INFORMATION SUPPLIED –
━━━━━━━━━━━━━━━━━━━━

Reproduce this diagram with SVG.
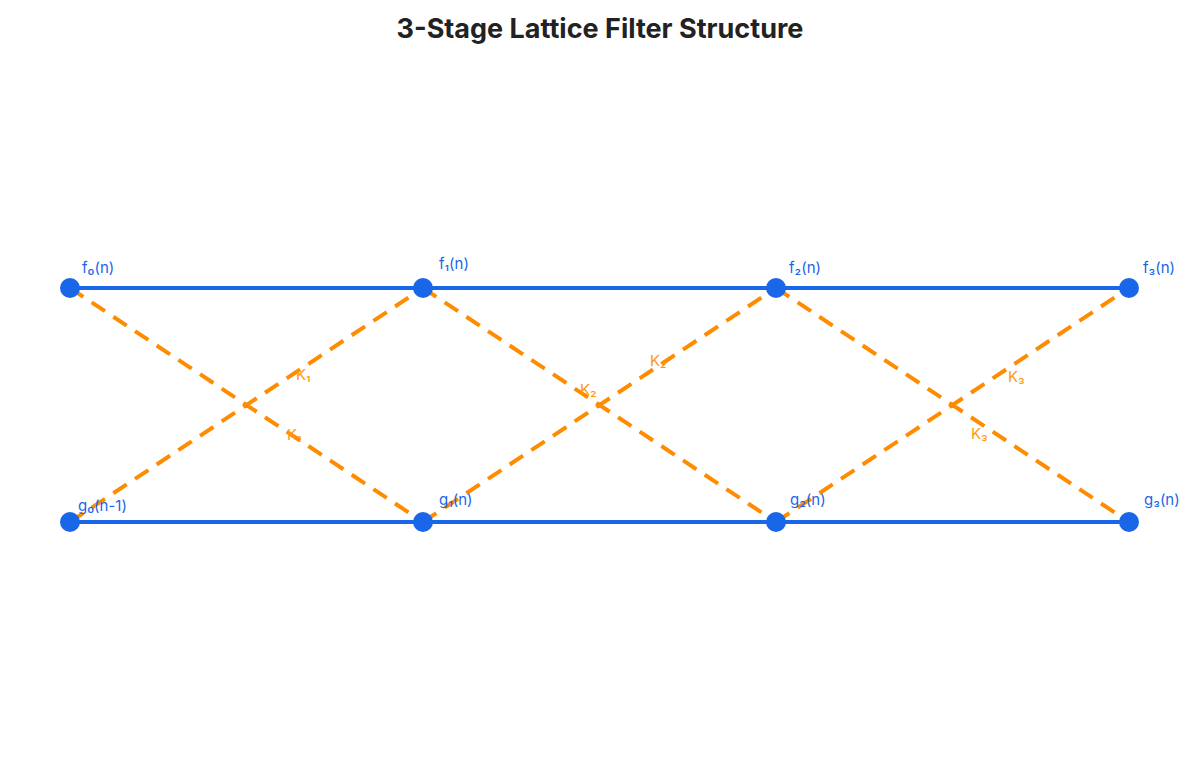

━━━━━━━━━━━━━━━━━━━━

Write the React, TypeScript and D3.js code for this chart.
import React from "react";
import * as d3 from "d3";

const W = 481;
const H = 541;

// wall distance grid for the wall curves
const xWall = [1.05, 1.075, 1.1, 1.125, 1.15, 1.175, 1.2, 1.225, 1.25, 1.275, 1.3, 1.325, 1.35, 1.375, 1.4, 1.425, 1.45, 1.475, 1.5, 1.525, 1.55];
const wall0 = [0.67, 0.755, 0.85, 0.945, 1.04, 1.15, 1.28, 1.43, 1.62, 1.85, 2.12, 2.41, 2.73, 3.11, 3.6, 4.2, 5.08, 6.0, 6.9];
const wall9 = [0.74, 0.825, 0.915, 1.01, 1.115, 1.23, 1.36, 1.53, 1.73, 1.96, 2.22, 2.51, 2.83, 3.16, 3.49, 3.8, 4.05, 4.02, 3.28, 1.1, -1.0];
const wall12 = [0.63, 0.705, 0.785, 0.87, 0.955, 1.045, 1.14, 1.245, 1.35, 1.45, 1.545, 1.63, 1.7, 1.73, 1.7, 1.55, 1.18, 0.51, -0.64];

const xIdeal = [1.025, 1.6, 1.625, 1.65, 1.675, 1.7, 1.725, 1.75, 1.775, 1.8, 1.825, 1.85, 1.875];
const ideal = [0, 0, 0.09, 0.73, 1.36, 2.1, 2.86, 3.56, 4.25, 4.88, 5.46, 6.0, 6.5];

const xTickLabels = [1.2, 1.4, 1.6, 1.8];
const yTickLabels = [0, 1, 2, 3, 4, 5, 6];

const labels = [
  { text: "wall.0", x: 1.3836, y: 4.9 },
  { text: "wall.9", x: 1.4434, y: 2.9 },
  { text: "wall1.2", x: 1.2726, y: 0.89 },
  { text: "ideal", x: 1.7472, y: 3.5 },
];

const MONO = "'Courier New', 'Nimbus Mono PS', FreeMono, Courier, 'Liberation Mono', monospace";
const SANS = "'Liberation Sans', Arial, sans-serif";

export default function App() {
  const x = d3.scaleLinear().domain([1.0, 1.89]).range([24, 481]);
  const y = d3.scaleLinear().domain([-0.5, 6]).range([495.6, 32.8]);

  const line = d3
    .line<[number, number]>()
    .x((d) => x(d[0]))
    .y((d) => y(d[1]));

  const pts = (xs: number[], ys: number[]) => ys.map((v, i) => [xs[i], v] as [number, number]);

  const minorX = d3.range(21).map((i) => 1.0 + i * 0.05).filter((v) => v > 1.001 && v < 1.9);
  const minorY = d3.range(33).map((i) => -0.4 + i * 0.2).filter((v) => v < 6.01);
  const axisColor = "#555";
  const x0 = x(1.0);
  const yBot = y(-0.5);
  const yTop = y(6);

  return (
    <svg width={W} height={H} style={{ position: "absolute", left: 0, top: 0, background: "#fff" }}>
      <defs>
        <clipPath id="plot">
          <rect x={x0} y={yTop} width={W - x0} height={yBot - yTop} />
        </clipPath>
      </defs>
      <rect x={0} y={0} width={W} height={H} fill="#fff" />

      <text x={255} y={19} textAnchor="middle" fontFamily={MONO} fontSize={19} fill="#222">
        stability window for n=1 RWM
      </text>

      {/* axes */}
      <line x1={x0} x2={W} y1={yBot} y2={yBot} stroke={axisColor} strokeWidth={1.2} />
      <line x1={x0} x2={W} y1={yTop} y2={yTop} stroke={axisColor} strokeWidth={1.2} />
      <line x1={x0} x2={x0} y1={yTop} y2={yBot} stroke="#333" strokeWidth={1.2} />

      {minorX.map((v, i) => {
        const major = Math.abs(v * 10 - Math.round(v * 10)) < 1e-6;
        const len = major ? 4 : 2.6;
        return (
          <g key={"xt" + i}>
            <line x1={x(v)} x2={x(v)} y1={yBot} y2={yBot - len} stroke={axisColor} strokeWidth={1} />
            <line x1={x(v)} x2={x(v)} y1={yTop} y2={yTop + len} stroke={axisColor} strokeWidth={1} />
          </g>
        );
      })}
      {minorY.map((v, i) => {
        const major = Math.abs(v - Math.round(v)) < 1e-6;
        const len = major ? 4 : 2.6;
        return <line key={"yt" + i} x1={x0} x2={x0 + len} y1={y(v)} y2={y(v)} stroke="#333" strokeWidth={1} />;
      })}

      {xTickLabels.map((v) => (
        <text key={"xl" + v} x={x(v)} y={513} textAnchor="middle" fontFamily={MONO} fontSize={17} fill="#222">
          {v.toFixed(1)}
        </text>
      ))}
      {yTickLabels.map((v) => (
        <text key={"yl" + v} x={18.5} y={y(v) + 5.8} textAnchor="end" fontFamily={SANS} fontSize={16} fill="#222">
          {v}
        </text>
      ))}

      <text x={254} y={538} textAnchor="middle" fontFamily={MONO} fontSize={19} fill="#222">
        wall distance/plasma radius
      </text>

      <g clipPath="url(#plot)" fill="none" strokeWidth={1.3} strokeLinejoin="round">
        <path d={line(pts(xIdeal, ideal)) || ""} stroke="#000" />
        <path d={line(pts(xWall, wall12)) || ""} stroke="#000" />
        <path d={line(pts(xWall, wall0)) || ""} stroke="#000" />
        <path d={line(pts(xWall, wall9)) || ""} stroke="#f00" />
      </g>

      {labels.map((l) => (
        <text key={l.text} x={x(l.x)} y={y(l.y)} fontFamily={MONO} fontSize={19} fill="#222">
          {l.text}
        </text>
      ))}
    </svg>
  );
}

━━━━━━━━━━━━━━━━━━━━

WHAT YOU SHOULD DO – Your task is to reproduce exactly the lines beginning at the line containing "Write the React, TypeScript" and ending at the line containing "const H = 541;", inclusive.

SOLUTION TO THIS TASK –
Write the React, TypeScript and D3.js code for this chart.
import React from "react";
import * as d3 from "d3";

const W = 481;
const H = 541;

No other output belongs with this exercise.